Question

A rectangular photograph is surrounded by a border that is 1 inch wide on each side. The total area of the photograph and the border is M square inches. If the border had been 2 inches wide on each side, the total area would have been (M + 52) square inches. What is the perimeter of the photograph, in inches?

Answer

**step1** Understanding the Problem

We are given a rectangular photograph surrounded by a border. We are provided with two scenarios, each with a different border width, and the total area of the photograph and its border. Our goal is to find the perimeter of the photograph itself, without any border.

**step2** Defining Dimensions with the First Border

Let's denote the length of the photograph as `L` inches and the width of the photograph as `W` inches.
In the first scenario, a border of 1 inch wide is added on each side of the photograph.
This means the total length of the photograph with the border becomes `L + 1 inch (left side) + 1 inch (right side) = L + 2` inches.
Similarly, the total width of the photograph with the border becomes `W + 1 inch (top side) + 1 inch (bottom side) = W + 2` inches.
The problem states that the total area of the photograph and this 1-inch border is `M` square inches. So, the area of this larger rectangle is $$(L + 2) \times (W + 2) = M$$.

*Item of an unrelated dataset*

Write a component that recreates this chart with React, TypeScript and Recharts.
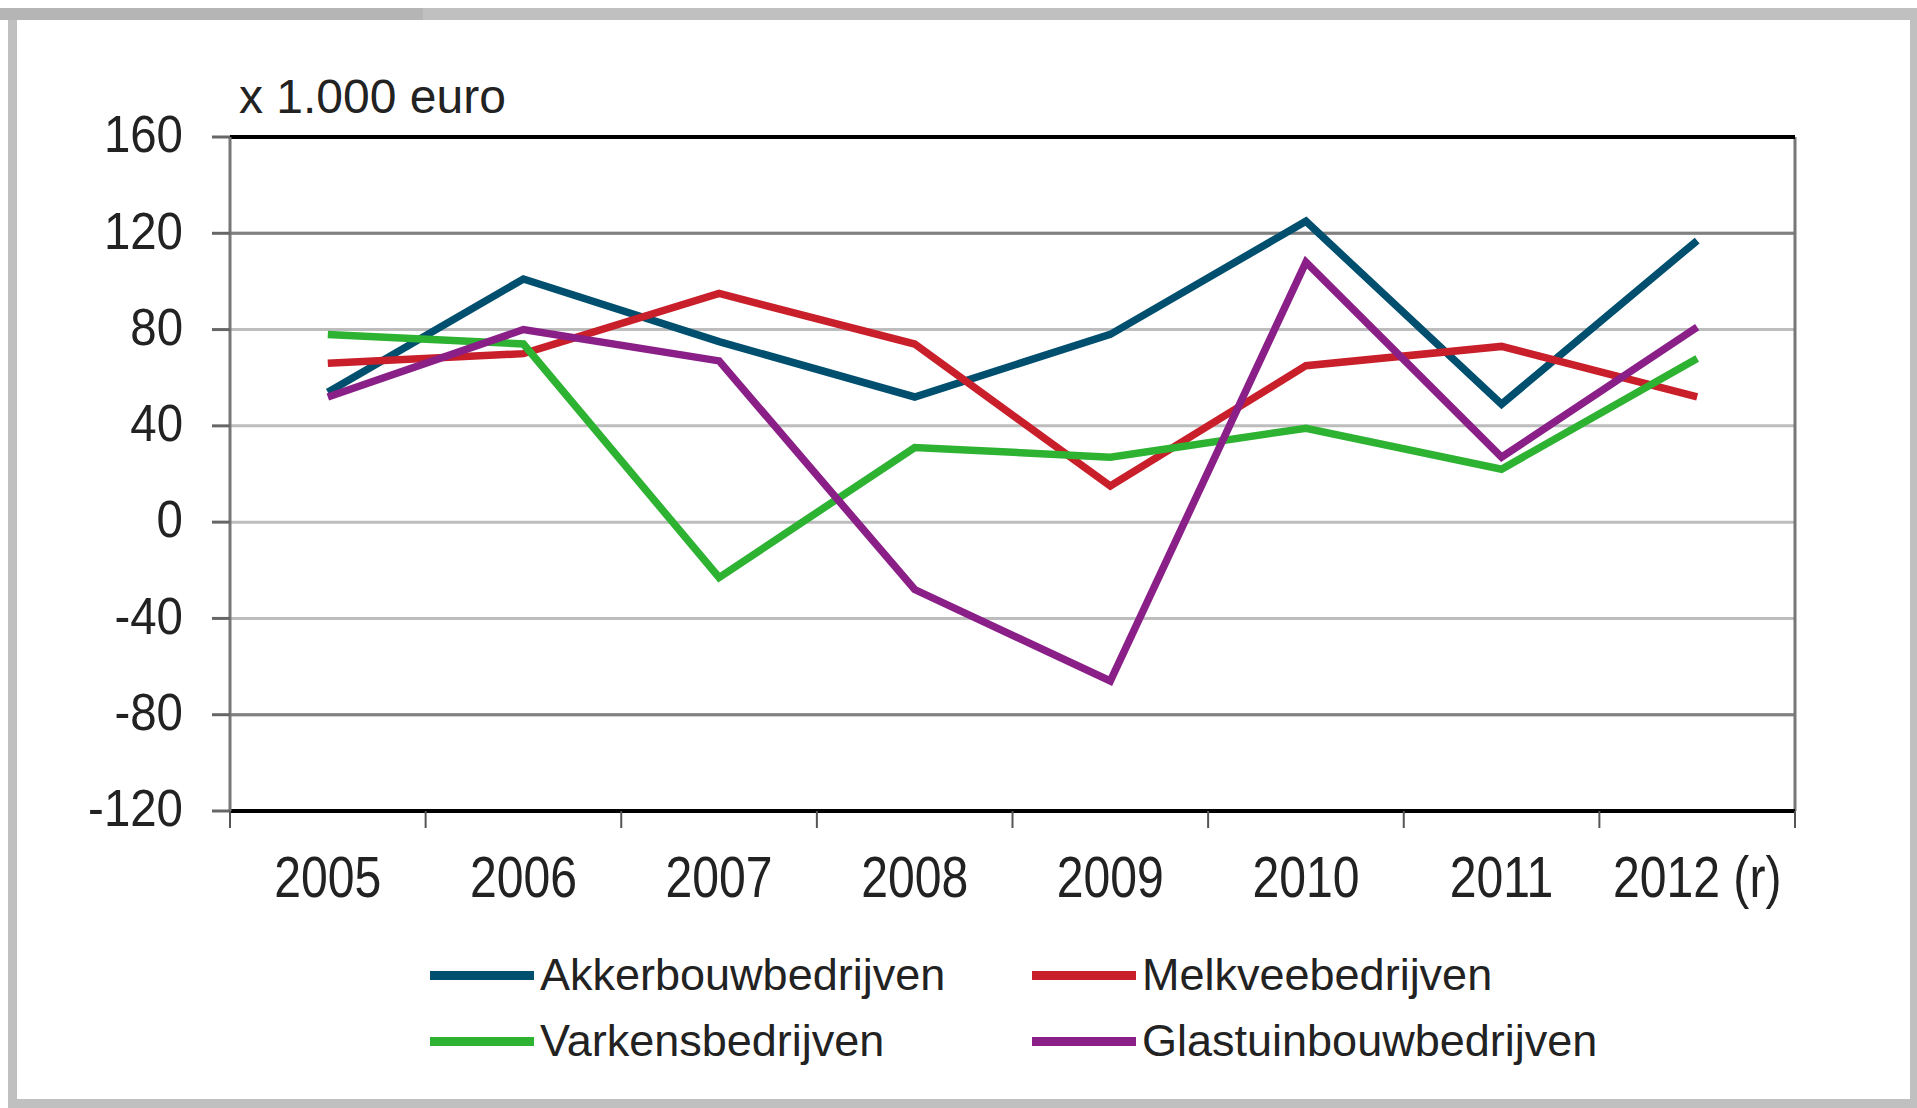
import { LineChart, Line, XAxis, YAxis, CartesianGrid, ReferenceLine } from 'recharts';

const years = ['2005', '2006', '2007', '2008', '2009', '2010', '2011', '2012 (r)'];
const akkerbouw = [54, 101, 75, 52, 78, 125, 49, 117];
const melkvee = [66, 70, 95, 74, 15, 65, 73, 52];
const varkens = [78, 74, -23, 31, 27, 39, 22, 68];
const glastuinbouw = [52, 80, 67, -28, -66, 108, 27, 81];
const yTicks = [-120, -80, -40, 0, 40, 80, 120, 160];

const series = [
  { key: 'akker', name: 'Akkerbouwbedrijven', color: '#004f6e' },
  { key: 'melk', name: 'Melkveebedrijven', color: '#c91f2a' },
  { key: 'varkens', name: 'Varkensbedrijven', color: '#2db232' },
  { key: 'glas', name: 'Glastuinbouwbedrijven', color: '#8a1f88' },
];

const data = years.map((label, i) => ({
  pos: i + 0.5,
  label,
  akker: akkerbouw[i],
  melk: melkvee[i],
  varkens: varkens[i],
  glas: glastuinbouw[i],
}));

// boundaries get a tick mark, centers get the year label
const xTicks = [...years.map((_, i) => i), years.length, ...years.map((_, i) => i + 0.5)].sort((a, b) => a - b);

const SANS = '"Liberation Sans", Arial, sans-serif';

function XTick({ x, y, payload }: any) {
  const v = payload.value as number;
  if (Number.isInteger(v)) {
    return <line x1={x} x2={x} y1={y} y2={y + 17} stroke="#555" strokeWidth={2} />;
  }
  // labels in the original are set in a condensed face
  return (
    <text
      transform={`translate(${x},${y + 86}) scale(0.83,1)`}
      textAnchor="middle"
      fontSize={58}
      fontFamily={SANS}
      fill="#222"
    >
      {years[Math.floor(v)]}
    </text>
  );
}

function YTick({ x, y, payload }: any) {
  return (
    <text
      transform={`translate(${x},${y}) scale(0.93,1)`}
      textAnchor="end"
      dy="0.3em"
      fontSize={51}
      fontFamily={SANS}
      fill="#222"
    >
      {payload.value}
    </text>
  );
}

function LegendItem({ name, color, left, top }: { name: string; color: string; left: number; top: number }) {
  return (
    <div style={{ position: 'absolute', left, top, display: 'flex', alignItems: 'center', height: 50 }}>
      <div style={{ width: 104, height: 9, background: color, marginRight: 6 }} />
      <span style={{ fontFamily: SANS, fontSize: 45, color: '#222', lineHeight: '50px' }}>{name}</span>
    </div>
  );
}

export default function App() {
  return (
    <div style={{ position: 'absolute', left: 0, top: 0, width: 1917, height: 1108, background: '#fff', overflow: 'hidden' }}>
      {/* frame */}
      <div style={{ position: 'absolute', left: 0, top: 8, width: 1910, height: 12, background: '#c0c0c0' }} />
      <div style={{ position: 'absolute', left: 0, top: 8, width: 423, height: 12, background: '#b5b5b5' }} />
      <div style={{ position: 'absolute', left: 8, top: 20, width: 9, height: 1088, background: '#c0c0c0' }} />
      <div style={{ position: 'absolute', left: 1910, top: 8, width: 7, height: 1100, background: '#c0c0c0' }} />
      <div style={{ position: 'absolute', left: 8, top: 1099, width: 1909, height: 9, background: '#c0c0c0' }} />

      <div style={{ position: 'absolute', left: 239, top: 117 - 44, fontFamily: SANS, fontSize: 48, color: '#222', lineHeight: '48px', whiteSpace: 'nowrap' }}>
        x 1.000 euro
      </div>

      <div style={{ position: 'absolute', left: 0, top: 0 }}>
        <LineChart width={1917} height={1108} data={data} margin={{ top: 137, right: 122, bottom: 197, left: 0 }}>
          <CartesianGrid vertical={false} stroke="#bdbdbd" strokeWidth={3} />
          <ReferenceLine y={120} stroke="#808080" strokeWidth={3} />
          <ReferenceLine y={-80} stroke="#808080" strokeWidth={3} />
          <ReferenceLine x={years.length} stroke="#777" strokeWidth={3} />
          <XAxis
            dataKey="pos"
            type="number"
            domain={[0, years.length]}
            ticks={xTicks}
            interval={0}
            height={100}
            tickSize={0}
            tickMargin={0}
            tickLine={false}
            axisLine={false}
            tick={<XTick />}
          />
          <YAxis
            type="number"
            domain={[-120, 160]}
            ticks={yTicks}
            interval={0}
            width={230}
            tickSize={18}
            tickMargin={29}
            axisLine={{ stroke: '#777', strokeWidth: 3 }}
            tickLine={{ stroke: '#666', strokeWidth: 3 }}
            tick={<YTick />}
          />
          <ReferenceLine y={160} stroke="#000" strokeWidth={4} />
          <ReferenceLine y={-120} stroke="#000" strokeWidth={4} />
          {series.map((s) => (
            <Line
              key={s.key}
              dataKey={s.key}
              name={s.name}
              stroke={s.color}
              strokeWidth={7.5}
              dot={false}
              activeDot={false}
              type="linear"
              isAnimationActive={false}
            />
          ))}
        </LineChart>
      </div>

      <LegendItem name={series[0].name} color={series[0].color} left={430} top={950} />
      <LegendItem name={series[1].name} color={series[1].color} left={1032} top={950} />
      <LegendItem name={series[2].name} color={series[2].color} left={430} top={1016} />
      <LegendItem name={series[3].name} color={series[3].color} left={1032} top={1016} />
    </div>
  );
}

**step3** Defining Dimensions with the Second Border

In the second scenario, a border of 2 inches wide is added on each side of the photograph.
The total length of the photograph with this 2-inch border becomes `L + 2 inches (left side) + 2 inches (right side) = L + 4` inches.
The total width of the photograph with this 2-inch border becomes `W + 2 inches (top side) + 2 inches (bottom side) = W + 4` inches.
The problem states that the total area of the photograph and this 2-inch border is `(M + 52)` square inches. So, the area of this larger rectangle is $$(L + 4) \times (W + 4) = M + 52$$.

**step4** Calculating the Increase in Area

We can find the difference in total area between the two scenarios. This difference represents the area added when the border width increases from 1 inch to 2 inches on each side.
Increase in area = (Total area with 2-inch border) - (Total area with 1-inch border)
Increase in area = $$(M + 52) - M = 52$$ square inches.
This 52 square inches is the area of the additional 1-inch thick frame that is added around the rectangle with the 1-inch border.

**step5** Decomposing the Added Area

Let's visualize the additional 1-inch frame. This frame surrounds the rectangle that has dimensions `(L + 2)` inches by `(W + 2)` inches (the photograph with the 1-inch border). The added area of 52 square inches forms a 1-inch wide border around this `(L + 2) \times (W + 2)` rectangle, resulting in the `(L + 4) \times (W + 4)` rectangle.
We can break down the area of this 1-inch frame (52 square inches) into simpler rectangular parts without overlapping:
1. **Two horizontal strips:** Imagine two strips, one at the very top and one at the very bottom of the larger `(L + 4) \times (W + 4)` rectangle. Each of these strips has a length equal to the overall length `(L + 4)` inches and a width of 1 inch.
The combined area of these two horizontal strips is $$2 \times (L + 4) \times 1 = 2L + 8$$ square inches.
2. **Two vertical strips:** Now consider the two strips along the left and right sides. These strips fill the space between the top and bottom strips. The length of these strips is equal to the width of the inner rectangle, which is `(W + 2)` inches (the width of the photograph plus its initial 1-inch border on top and bottom). Each vertical strip has a width of 1 inch.
The combined area of these two vertical strips is $$2 \times (W + 2) \times 1 = 2W + 4$$ square inches.
The total area of the additional 1-inch frame is the sum of these parts.

**step6** Setting up the Equation for Perimeter

Based on our decomposition, the total added area of 52 square inches is the sum of the areas of these four strips:
$$(2L + 8) + (2W + 4) = 52$$
Combine the like terms:
$$2L + 2W + 12 = 52$$

**step7** Solving for the Perimeter

We want to find the perimeter of the photograph, which is `2 \times (L + W)` or `2L + 2W`.
To find `2L + 2W`, we subtract 12 from both sides of the equation:
$$2L + 2W = 52 - 12$$
$$2L + 2W = 40$$

**step8** Final Answer

The perimeter of the photograph is 40 inches.